▶ [DO THIS]: Both the line containing "Convert this chart to Altair code." and the line containing "y_ticks = list(range(-160000, 20001, 20000))" are part of the range to copy, along with every line between them. Copy it exactly and leave out the pictures.

▶ [GIVEN DATA]:
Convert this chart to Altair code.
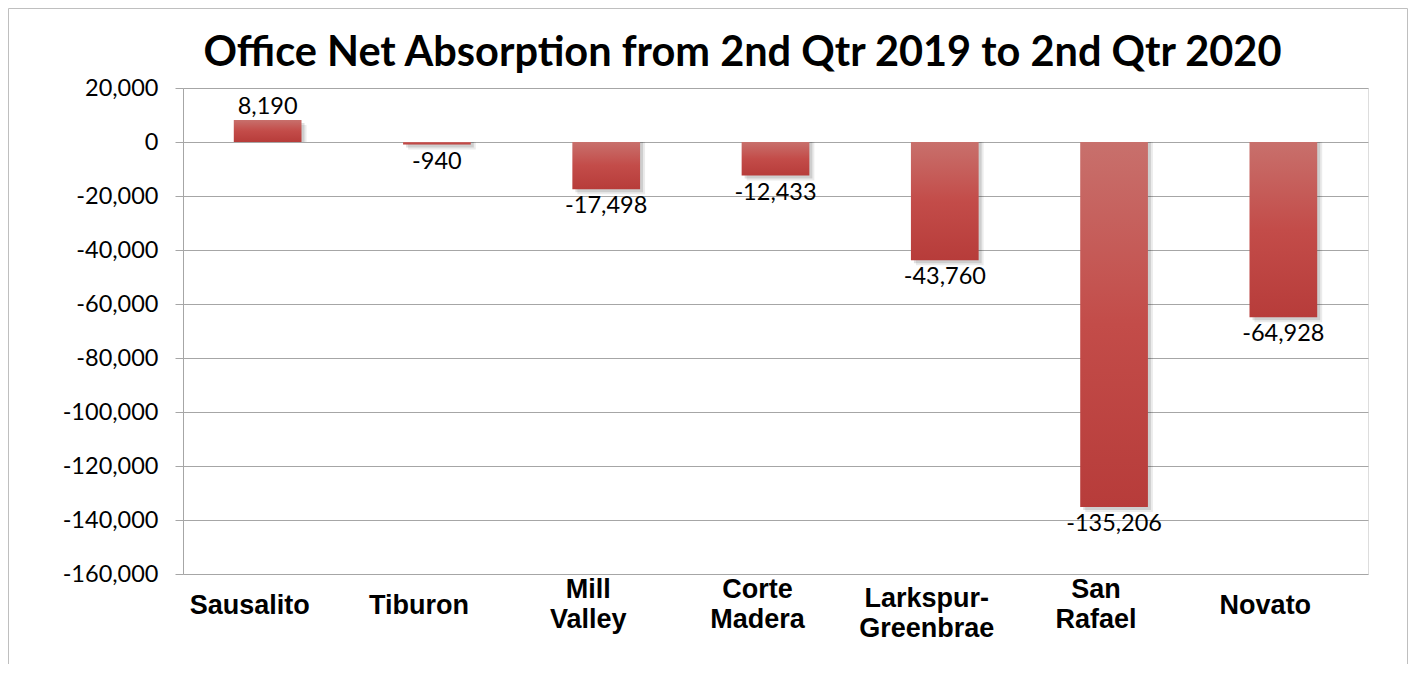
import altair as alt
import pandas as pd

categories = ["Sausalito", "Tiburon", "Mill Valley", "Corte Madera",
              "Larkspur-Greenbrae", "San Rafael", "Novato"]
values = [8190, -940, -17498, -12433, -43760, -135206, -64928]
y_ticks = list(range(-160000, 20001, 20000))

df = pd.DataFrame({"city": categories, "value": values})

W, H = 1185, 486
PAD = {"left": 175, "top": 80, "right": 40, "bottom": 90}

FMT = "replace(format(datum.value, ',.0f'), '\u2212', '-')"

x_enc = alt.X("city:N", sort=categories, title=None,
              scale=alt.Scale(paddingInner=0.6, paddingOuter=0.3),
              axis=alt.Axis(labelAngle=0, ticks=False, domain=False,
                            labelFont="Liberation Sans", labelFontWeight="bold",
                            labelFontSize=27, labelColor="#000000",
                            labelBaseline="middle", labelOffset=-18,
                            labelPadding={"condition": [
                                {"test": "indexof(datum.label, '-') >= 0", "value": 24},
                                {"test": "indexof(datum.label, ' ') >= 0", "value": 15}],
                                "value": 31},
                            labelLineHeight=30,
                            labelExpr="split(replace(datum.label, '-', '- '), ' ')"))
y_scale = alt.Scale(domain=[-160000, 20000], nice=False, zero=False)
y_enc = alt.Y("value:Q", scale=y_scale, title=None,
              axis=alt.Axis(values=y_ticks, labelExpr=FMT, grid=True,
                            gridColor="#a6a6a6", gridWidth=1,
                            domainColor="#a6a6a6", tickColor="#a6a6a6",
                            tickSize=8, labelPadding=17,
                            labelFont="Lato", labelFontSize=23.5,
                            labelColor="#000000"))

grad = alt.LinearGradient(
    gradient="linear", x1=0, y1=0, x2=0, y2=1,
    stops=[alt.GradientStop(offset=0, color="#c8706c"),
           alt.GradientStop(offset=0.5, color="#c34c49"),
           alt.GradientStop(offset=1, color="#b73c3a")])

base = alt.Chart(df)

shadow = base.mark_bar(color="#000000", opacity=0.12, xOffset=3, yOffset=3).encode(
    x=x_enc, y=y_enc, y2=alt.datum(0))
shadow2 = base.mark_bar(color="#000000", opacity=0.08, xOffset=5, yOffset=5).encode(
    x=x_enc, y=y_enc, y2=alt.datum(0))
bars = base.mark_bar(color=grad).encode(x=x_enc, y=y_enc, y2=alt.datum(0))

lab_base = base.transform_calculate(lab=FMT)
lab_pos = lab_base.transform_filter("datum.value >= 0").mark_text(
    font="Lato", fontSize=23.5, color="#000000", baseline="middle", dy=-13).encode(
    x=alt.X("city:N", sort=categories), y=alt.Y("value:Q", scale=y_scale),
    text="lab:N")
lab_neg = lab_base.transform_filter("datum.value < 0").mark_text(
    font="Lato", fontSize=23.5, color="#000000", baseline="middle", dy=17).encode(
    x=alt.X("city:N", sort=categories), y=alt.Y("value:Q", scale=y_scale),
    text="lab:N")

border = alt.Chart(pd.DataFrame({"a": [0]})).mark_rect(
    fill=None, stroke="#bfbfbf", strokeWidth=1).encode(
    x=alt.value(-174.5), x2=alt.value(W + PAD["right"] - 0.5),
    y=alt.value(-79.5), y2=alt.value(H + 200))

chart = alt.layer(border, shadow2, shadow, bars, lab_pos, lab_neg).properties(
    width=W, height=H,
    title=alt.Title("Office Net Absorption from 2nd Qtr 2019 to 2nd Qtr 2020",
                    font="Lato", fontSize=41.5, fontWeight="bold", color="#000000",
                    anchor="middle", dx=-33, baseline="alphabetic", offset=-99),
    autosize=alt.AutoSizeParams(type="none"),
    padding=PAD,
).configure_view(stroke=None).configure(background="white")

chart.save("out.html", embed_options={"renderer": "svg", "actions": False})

---

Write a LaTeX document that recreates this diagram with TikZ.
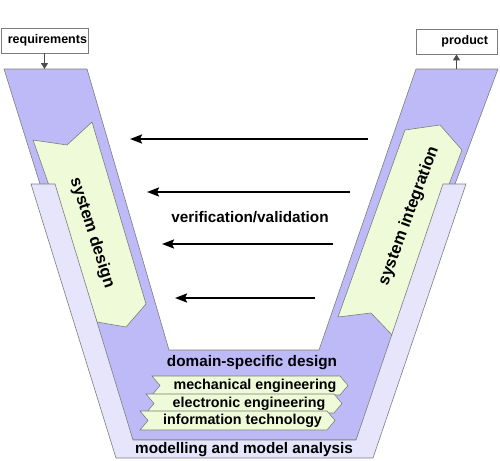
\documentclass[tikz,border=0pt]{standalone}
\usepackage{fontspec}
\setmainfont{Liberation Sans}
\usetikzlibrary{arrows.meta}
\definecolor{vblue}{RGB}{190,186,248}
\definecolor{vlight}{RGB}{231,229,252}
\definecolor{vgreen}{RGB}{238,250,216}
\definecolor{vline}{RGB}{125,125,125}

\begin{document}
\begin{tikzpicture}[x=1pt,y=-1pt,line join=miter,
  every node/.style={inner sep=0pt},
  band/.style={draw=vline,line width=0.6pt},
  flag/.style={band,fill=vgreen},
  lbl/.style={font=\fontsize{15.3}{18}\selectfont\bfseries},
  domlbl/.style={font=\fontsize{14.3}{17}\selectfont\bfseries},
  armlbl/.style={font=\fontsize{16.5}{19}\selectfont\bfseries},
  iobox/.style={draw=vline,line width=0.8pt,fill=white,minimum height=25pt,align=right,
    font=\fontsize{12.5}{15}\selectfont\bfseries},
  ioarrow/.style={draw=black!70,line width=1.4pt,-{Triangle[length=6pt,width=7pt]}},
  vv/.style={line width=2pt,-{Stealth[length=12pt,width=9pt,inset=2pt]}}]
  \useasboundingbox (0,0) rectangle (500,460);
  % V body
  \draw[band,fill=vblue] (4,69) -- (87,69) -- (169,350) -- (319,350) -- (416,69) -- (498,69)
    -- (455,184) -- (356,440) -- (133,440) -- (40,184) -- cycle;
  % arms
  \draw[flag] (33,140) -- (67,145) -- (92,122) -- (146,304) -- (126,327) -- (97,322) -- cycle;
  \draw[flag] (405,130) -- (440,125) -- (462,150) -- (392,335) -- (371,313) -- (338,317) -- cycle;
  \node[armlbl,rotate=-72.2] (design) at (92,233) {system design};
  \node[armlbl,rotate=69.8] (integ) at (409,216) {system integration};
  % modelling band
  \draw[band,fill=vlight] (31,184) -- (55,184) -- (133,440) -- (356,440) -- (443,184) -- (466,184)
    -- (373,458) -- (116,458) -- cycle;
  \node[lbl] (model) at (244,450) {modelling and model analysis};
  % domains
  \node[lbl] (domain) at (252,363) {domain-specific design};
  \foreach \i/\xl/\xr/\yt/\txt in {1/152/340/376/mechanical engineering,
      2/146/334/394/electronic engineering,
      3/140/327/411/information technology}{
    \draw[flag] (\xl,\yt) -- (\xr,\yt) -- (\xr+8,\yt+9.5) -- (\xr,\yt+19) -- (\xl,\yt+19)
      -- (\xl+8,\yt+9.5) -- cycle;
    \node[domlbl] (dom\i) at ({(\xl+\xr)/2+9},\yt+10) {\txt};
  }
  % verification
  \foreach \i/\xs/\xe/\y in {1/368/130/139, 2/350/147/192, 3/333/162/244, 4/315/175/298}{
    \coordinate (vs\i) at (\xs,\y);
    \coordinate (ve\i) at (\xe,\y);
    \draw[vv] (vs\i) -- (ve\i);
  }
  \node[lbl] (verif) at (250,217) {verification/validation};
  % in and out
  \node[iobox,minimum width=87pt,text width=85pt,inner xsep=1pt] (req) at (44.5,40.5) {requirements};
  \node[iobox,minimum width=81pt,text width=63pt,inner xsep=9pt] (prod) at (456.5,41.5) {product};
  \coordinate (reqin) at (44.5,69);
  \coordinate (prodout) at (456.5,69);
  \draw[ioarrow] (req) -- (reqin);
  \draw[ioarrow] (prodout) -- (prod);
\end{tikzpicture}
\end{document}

▶ [FINISHED EXERCISE]:
Convert this chart to Altair code.
import altair as alt
import pandas as pd

categories = ["Sausalito", "Tiburon", "Mill Valley", "Corte Madera",
              "Larkspur-Greenbrae", "San Rafael", "Novato"]
values = [8190, -940, -17498, -12433, -43760, -135206, -64928]
y_ticks = list(range(-160000, 20001, 20000))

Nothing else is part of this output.